Когда я подъехал к конюшне, одна из дверей при поднялась. Я почти остановился, и из темных недр вышел на солнечный свет мужчина: высокий, худой, матерый. На нем были ботинки, джинсы, клетчатая рубашка и ковбойская шляпа, и он легко бы вписался в любой вестерн Джона Форда. Мужчина жестом пригласил меня в гараж, и я припарковал «Большого пса» там, где он указал.
Пока я снимал шлем и очки, ковбой представился.
На вид ему было за сорок, но из-за того, что он проводил много времени на свежем воздухе, лицо его, морщинистое и загорелое, словно кожа седла, выглядело старше.
— Дикон Буллок, родился и вырос в Техасе, последнее время живу в Пико Мундо. Огромнейшая честь познакомиться с тобой.
— Я обычный повар блюд быстрого приготовления, сэр. — Я положил шлем и очки на сиденье мотоцикла. Пожал ему руку. — Невелика честь.
Все морщинки на его лице словно сговорились и сложились в улыбку.
— Мне известна та же самая история, что и тебе, сынок. Не прячь свой свет от посторонних глаз.
— Да там и прятать особо нечего, — отозвался я.
— За тобой не следили?
— Нет, сэр.
— Готов прозакладывать свое ухо?
— Хоть оба сразу.
— Здесь у нас убежище, в котором хорошие парни могут отсидеться, и мы делаем все, чтобы они были в безопасности. Тебе дали телефон, над которым мы поколдовали?
Я достал из седельной сумки куртку, вытащил из нее смартфон и протянул его мистеру Буллоку.
Тот его включил, и первым на экране появилось не название сотового оператора или производителя телефона, а большой золотой восклицательный знак на черном фоне. Знак не исчезал, пока мистер Буллок не ввел пятизначный код, после чего нижняя точка превратилась в фотографию моего улыбающегося лица. Мистер Буллок довольно кивнул, выключил телефон и вернул его мне.
— Видишь ли, сынок, он не посылает сигнал о твоем местоположении, как все остальные дурацкие телефоны. И не идентифицирует владельца. Если тебе надо позвонить, или отправить смс, или посмотреть что-то в Интернете, пока ты здесь — да если и не здесь, — пользуйся только этим телефоном.
— Другого у меня и нет, сэр. Его дала мне миссис Фишер.
— Сама босс. Тогда ладно. Мне сказали, что ты путешествуешь налегке, как мушка-однодневка, но тебе не помешает обзавестись какими-никакими ломиками.
— Да, сэр.
Из отделения, в котором лежала куртка, я вытащил несессер с электрической бритвой и туалетными принадлежностями, а из второго — дорожную сумку с джинсами, парой футболок, нижним бельем и носками на смену.

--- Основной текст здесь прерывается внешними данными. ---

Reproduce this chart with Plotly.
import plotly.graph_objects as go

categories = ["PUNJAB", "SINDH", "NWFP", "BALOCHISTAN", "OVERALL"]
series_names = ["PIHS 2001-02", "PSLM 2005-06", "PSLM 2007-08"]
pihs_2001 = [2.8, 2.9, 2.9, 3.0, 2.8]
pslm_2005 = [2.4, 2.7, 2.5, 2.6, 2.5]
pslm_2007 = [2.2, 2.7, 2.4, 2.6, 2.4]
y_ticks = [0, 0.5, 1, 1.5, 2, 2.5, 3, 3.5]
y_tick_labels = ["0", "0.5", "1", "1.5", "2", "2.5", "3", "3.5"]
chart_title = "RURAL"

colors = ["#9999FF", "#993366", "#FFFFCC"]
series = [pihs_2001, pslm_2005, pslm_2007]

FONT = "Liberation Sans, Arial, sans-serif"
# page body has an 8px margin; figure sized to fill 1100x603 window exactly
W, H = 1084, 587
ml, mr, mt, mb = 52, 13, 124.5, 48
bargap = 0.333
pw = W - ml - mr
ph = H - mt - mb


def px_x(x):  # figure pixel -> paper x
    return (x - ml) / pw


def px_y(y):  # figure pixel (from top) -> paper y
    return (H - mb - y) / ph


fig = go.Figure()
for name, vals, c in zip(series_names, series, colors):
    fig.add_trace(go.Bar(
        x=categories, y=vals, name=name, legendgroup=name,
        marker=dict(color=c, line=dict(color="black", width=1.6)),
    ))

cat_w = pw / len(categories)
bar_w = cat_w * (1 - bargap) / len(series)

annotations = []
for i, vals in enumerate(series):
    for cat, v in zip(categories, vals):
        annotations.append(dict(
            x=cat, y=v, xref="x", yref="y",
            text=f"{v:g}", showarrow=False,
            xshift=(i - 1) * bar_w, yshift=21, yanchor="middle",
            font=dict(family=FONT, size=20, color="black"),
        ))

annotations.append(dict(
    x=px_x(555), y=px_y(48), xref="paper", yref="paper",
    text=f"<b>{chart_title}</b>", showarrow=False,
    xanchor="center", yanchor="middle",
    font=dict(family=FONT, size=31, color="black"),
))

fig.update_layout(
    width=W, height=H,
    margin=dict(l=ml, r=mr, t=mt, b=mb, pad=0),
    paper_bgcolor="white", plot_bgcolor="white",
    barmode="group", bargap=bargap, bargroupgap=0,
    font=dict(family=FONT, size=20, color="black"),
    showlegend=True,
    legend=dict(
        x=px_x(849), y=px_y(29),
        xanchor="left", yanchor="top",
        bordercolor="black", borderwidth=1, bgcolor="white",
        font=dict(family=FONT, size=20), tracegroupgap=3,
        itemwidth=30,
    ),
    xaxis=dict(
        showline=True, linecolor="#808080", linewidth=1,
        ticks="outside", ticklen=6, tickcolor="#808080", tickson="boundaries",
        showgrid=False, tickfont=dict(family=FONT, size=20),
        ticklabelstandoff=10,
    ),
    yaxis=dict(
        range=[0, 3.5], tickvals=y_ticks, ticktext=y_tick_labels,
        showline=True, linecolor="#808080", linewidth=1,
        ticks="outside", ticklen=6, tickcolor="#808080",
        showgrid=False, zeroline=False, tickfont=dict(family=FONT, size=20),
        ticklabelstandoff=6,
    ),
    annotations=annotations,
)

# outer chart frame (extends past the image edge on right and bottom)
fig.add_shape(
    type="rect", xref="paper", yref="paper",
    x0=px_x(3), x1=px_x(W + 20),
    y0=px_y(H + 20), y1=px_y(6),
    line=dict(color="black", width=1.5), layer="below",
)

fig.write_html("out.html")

— Они каким-то образом узнали, на чем я приеду. Пару часов назад у нас случилось небольшое недоразумение. Мотоцикл засвечен.
— Значит, раскромсаем его на куски и расплавим.

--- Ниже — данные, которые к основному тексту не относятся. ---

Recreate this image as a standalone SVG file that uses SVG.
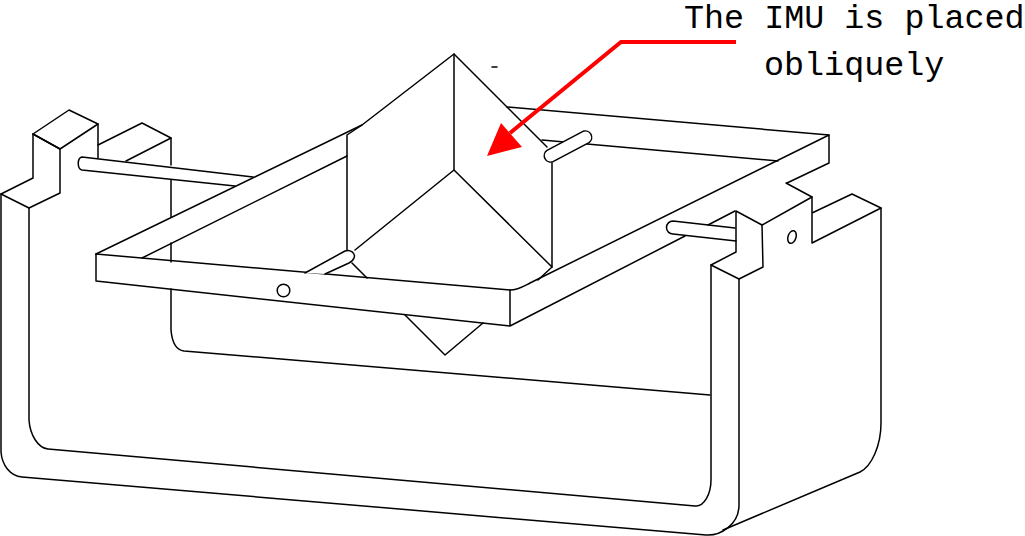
<svg xmlns="http://www.w3.org/2000/svg" width="1025" height="536" viewBox="0 0 1025 536">
<style>
.l{fill:none;stroke:#000;stroke-width:1.5;stroke-linejoin:round;stroke-linecap:round}
.r{fill:#fff;stroke:#000;stroke-width:1.5;stroke-linejoin:round;stroke-linecap:round}
.t{font-family:"Liberation Mono",monospace;font-size:33.4px;fill:#000}
</style>
<g id="tray">
<path class="l" d="M1 194V452C2 465 10 476 22 477L706 535C720 536 739 525 739 505V279"/>
<path class="l" d="M29 208V420C30 435 38 448 48 449L695 506C704 507 711 494 711 480V265"/>
<path class="l" d="M1 194L29 208L60 193V149L33 134L69 110L98 124V158"/>
<path class="l" d="M33 134L60 149L98 124"/>
<path class="l" d="M33 134V178L1 194"/>
<path class="l" d="M98 145L142 123L171 138V165M171 180V217M171 243V262M171 289V330C172 342 176 350 184 351L710 395"/>
<path class="l" d="M126 161L171 138"/>
<path class="l" d="M711 265L736 252V211L762 225L763 267L739 279L711 265"/>
<path class="l" d="M762 225L812 197L786 183"/>
<path class="l" d="M812 197V243L881 208L852 194L812 213"/>
<path class="l" d="M881 208V423C881 445 872 466 860 472L723 530"/>
<ellipse class="l" cx="792" cy="237" rx="4" ry="6.500" transform="rotate(18 792 237)"/>
</g>
<g id="imu">
<path class="l" d="M362 125L454 54L547 147M552 163V267L454 170L355 250M347 135V250M347 135L362 125"/>
<path class="l" d="M454 54V170"/>
<path class="l" d="M352 263L367 278M552 267L538 280"/>
<path class="l" d="M405 315L445 355L483 323"/>
</g>
<g id="frame">
<path class="l" d="M96 254L362 125M142 258L347 156"/>
<path class="l" d="M96 254V281L510 326V290C518 290 524 286 530 283L829 135V163L787 183M735 211L708 225M685 236L510 326"/>
<path class="l" d="M96 254L510 290"/>
<path class="l" d="M507 107L829 135M542 140L778 161"/>
<circle class="l" cx="283.500" cy="290.500" r="6.300"/>
</g>
<g id="rods">
<path class="l" d="M253 177L82 157C77 158 77 169 82 170L235 186"/>
<path class="r" d="M305 273L345 251C350 249 356 253 354 258C353 261 351 262 349 263L325 274"/>
<path class="r" d="M547 150.300L583 131.300A6.500 6.500 0 0 1 589 142.700L553 161.700A6.500 6.500 0 0 1 547 150.300Z"/>
<path class="l" d="M735 228L673 221A6.500 6.500 0 0 0 673 234L736 241"/>
</g>
<g id="connectors">
<path d="M736 42H621L510 133" fill="none" stroke="#f00" stroke-width="4"/>
<polygon points="487,156 501,123 522,147" fill="#f00"/>
</g>
<path class="l" d="M492 67H497"/>
<g id="label">
<text class="t" x="684" y="28">The IMU is placed</text>
<text class="t" x="764" y="75">obliquely</text>
</g>
</svg>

Я понял, что он говорит на полном серьезе.
— Это немного чересчур, вам не кажется?
— Ничуть, когда имеешь дело с теми парнями.
Я посмотрел на великолепного «Большого пса».
— Жаль.
— Давай-ка помогу. — Мистер Буллок забрал у меня сумку. — Больше всего ненавижу, когда от меня никакой пользы.
Я закрыл крышку кофра, и он добавил:
— Как я понял, приличной пушки у тебя нет.
— Ни приличной, ни неприличной, сэр.
У мистера Буллока были голубые глаза, и когда он щурился, казалось, что они делались ярче, будто цвет уплотнялся.
— Как вышло, что ты разъезжаешь по округе, полной мерзавцев, и всем этим пустошам, кишащим змеями и хищниками, без чертовой пушки?
— Не люблю оружие, мистер Буллок.
— Не обязательно его любить, чтобы понимать, что без него не обойтись. Я не люблю делать колоноскопию каждые пять лет, но стискиваю зубы, скидываю штаны и терплю.